V-speeds are critical speeds for aircraft operation, indicating key performance parameters for pilots. Examples include:

• Vso: Stall speed in the landing configuration.
• Vs1: Stall speed in a clean configuration.
• Vr: Rotation speed (speed at which the pilot begins to raise the nose for takeoff).
• V2: Takeoff safety speed (speed at which the aircraft can safely continue the takeoff after an engine failure).
• Va: Maneuvering speed (speed below which full control inputs can be made without risk of structural damage).
• Vno: Maximum structural cruising speed.
• Vne: Never exceed speed.

These speeds are vital for safe operation and are meticulously calculated and adhered to by pilots.

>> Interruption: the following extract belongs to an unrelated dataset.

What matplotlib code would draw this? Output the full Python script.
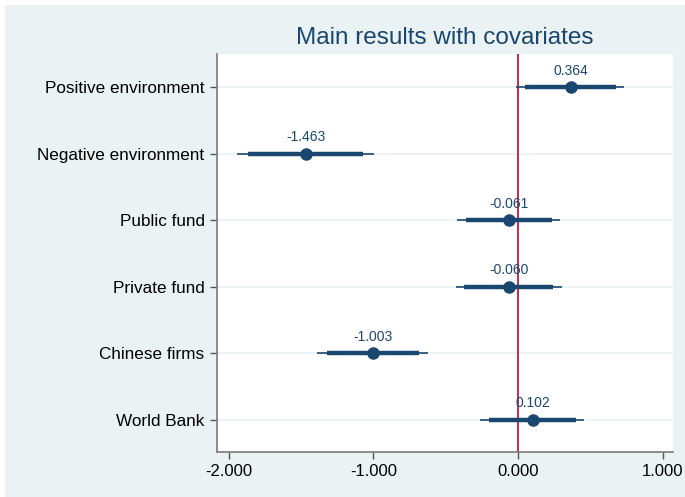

FAQ 7: How do pilots measure airplane speed?

Pilots primarily rely on the airspeed indicator to monitor the aircraft’s speed relative to the air. This instrument uses the pitot-static system to measure air pressure and display the airspeed in knots (nautical miles per hour). They also use GPS and navigation systems to track ground speed.

FAQ 8: What is the average takeoff speed for a commercial airliner?

The takeoff speed for a commercial airliner varies depending on the aircraft type, weight, and runway length, but it typically falls in the range of 150 to 180 miles per hour (240 to 290 kilometers per hour).

FAQ 9: How does weather affect airplane speed?

Weather conditions can significantly impact airplane speed. Strong winds, particularly head winds, can dramatically reduce ground speed and increase flight times. Turbulence can also force pilots to reduce speed for passenger comfort and safety. Icing can reduce lift and increase drag, requiring higher speeds and increased fuel consumption.

FAQ 10: What is the cruising speed of the Concorde?

The Concorde, a supersonic transport, had a cruising speed of approximately Mach 2.04, or about 1,354 miles per hour (2,180 kilometers per hour), more than twice the speed of sound.

FAQ 11: Do airplanes travel faster over water than over land?

No, the surface below an airplane does not directly affect its airspeed or ground speed. The crucial factor is the wind conditions. If there are stronger tailwinds over water, the ground speed will be higher compared to a flight with headwinds over land.

FAQ 12: How has airplane speed changed over the years?

Airplane speed has increased dramatically since the early days of aviation. Early airplanes traveled at speeds of only a few dozen miles per hour. The introduction of jet engines in the mid-20th century revolutionized air travel, leading to much faster and more efficient aircraft. While significant jumps in speed are less frequent now, ongoing advancements in aerodynamics and engine technology continue to refine aircraft performance. The focus is now on efficiency and reduced emissions, often with small gains in speed potential.